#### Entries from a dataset

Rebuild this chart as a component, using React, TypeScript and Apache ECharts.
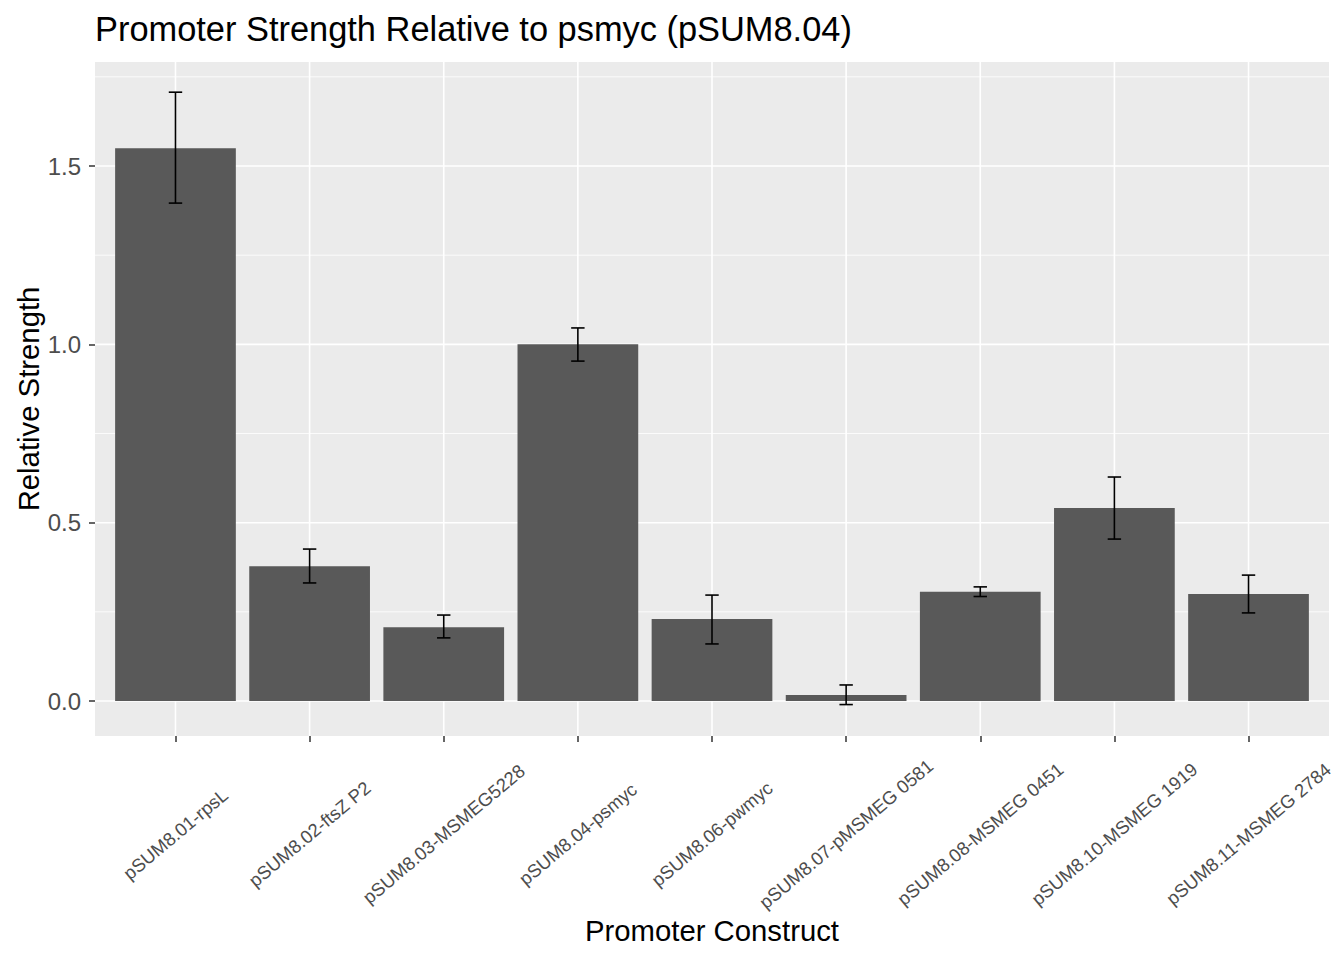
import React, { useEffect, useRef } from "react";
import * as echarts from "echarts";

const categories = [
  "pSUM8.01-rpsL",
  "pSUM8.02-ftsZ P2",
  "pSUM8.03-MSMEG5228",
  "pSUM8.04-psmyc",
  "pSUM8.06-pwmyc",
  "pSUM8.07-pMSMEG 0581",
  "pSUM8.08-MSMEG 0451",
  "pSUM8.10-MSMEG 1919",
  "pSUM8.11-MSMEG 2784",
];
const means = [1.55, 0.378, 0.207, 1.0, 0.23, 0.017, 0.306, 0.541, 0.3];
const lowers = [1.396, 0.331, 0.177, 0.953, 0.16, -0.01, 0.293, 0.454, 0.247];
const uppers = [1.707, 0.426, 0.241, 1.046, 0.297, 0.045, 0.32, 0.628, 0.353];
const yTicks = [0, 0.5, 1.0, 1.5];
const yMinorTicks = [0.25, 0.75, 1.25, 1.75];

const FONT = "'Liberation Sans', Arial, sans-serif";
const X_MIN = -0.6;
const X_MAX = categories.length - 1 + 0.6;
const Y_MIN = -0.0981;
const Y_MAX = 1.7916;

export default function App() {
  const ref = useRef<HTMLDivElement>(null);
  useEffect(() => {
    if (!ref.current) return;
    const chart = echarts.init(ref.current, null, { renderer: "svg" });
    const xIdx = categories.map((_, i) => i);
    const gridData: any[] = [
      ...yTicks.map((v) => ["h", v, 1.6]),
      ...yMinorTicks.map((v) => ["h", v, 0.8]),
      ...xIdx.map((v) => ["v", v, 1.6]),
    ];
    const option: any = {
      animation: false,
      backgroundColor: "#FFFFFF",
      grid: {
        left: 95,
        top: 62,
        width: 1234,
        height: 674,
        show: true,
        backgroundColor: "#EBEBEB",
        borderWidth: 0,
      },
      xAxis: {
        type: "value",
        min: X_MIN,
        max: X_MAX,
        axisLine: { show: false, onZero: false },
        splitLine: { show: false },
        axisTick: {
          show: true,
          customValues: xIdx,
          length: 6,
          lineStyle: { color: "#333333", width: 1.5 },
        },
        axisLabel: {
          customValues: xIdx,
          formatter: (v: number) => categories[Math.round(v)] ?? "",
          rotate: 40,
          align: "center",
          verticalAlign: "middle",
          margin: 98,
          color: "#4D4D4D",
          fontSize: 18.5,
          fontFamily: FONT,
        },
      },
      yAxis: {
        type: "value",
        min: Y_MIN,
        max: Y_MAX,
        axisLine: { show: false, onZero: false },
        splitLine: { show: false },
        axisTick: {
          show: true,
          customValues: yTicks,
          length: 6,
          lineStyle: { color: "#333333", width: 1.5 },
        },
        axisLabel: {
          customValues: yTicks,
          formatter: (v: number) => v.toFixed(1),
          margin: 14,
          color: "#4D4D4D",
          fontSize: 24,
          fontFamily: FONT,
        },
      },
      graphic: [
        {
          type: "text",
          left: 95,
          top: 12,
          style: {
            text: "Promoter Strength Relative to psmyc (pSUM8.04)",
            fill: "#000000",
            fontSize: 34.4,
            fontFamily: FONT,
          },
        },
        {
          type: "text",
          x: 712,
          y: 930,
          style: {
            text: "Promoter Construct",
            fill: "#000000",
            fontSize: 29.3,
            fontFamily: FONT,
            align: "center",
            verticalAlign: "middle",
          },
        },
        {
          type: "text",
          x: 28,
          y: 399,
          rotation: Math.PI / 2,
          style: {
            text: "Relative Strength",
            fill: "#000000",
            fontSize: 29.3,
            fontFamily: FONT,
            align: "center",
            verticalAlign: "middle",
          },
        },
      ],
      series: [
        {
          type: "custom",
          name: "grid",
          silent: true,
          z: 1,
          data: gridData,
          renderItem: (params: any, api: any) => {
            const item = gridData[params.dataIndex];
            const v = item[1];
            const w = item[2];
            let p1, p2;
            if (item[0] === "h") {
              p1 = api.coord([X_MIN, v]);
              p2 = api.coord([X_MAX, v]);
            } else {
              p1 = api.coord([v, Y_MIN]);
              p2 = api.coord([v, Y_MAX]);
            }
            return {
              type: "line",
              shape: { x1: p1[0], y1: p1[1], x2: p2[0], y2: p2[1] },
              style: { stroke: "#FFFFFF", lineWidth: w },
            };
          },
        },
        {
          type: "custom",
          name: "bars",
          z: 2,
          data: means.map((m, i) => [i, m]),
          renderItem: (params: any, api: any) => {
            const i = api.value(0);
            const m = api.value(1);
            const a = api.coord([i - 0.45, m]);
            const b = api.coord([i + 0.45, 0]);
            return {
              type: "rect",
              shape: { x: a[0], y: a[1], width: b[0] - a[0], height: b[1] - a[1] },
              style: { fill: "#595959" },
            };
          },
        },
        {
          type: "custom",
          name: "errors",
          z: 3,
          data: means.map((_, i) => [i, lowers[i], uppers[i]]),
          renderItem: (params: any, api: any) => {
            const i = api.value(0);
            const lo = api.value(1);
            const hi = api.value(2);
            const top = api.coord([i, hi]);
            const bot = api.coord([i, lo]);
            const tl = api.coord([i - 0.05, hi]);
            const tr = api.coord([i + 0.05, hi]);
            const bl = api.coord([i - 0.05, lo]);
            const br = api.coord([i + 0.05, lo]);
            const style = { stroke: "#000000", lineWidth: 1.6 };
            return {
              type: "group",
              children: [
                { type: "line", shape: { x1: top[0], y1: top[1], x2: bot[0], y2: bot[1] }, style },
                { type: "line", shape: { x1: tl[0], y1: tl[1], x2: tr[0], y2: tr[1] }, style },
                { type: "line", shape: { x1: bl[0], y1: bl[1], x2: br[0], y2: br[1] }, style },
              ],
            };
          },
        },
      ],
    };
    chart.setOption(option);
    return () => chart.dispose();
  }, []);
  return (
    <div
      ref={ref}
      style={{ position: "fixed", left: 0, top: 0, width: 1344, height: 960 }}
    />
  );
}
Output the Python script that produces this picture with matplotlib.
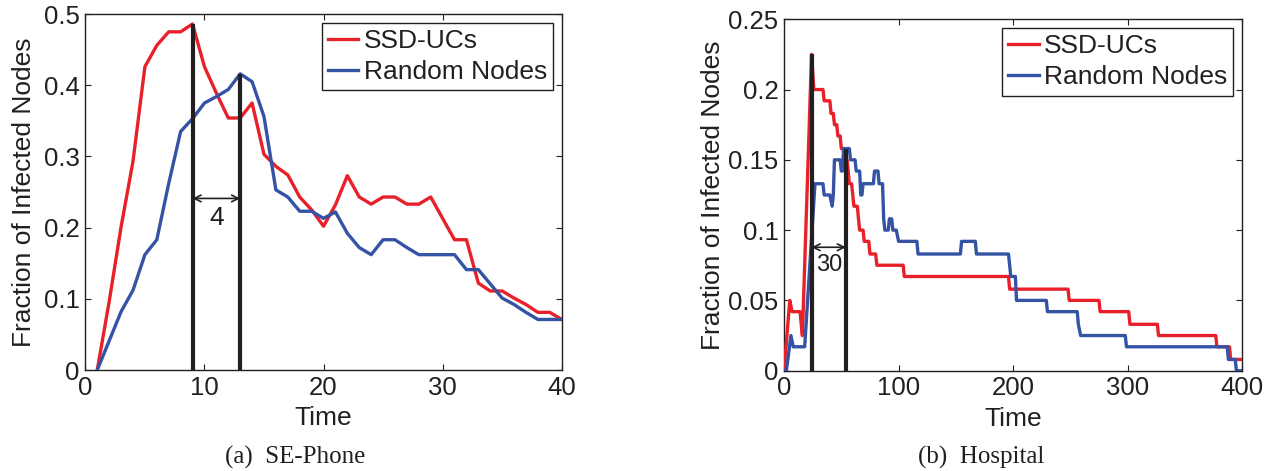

#### DO THIS
Start at the top of the entries and repeat each line exactly, ending at the line that contains "const Y_MAX = 1.7916;". Pictures are not part of the copy.

#### OUTPUT FOR THIS TASK
Rebuild this chart as a component, using React, TypeScript and Apache ECharts.
import React, { useEffect, useRef } from "react";
import * as echarts from "echarts";

const categories = [
  "pSUM8.01-rpsL",
  "pSUM8.02-ftsZ P2",
  "pSUM8.03-MSMEG5228",
  "pSUM8.04-psmyc",
  "pSUM8.06-pwmyc",
  "pSUM8.07-pMSMEG 0581",
  "pSUM8.08-MSMEG 0451",
  "pSUM8.10-MSMEG 1919",
  "pSUM8.11-MSMEG 2784",
];
const means = [1.55, 0.378, 0.207, 1.0, 0.23, 0.017, 0.306, 0.541, 0.3];
const lowers = [1.396, 0.331, 0.177, 0.953, 0.16, -0.01, 0.293, 0.454, 0.247];
const uppers = [1.707, 0.426, 0.241, 1.046, 0.297, 0.045, 0.32, 0.628, 0.353];
const yTicks = [0, 0.5, 1.0, 1.5];
const yMinorTicks = [0.25, 0.75, 1.25, 1.75];

const FONT = "'Liberation Sans', Arial, sans-serif";
const X_MIN = -0.6;
const X_MAX = categories.length - 1 + 0.6;
const Y_MIN = -0.0981;
const Y_MAX = 1.7916;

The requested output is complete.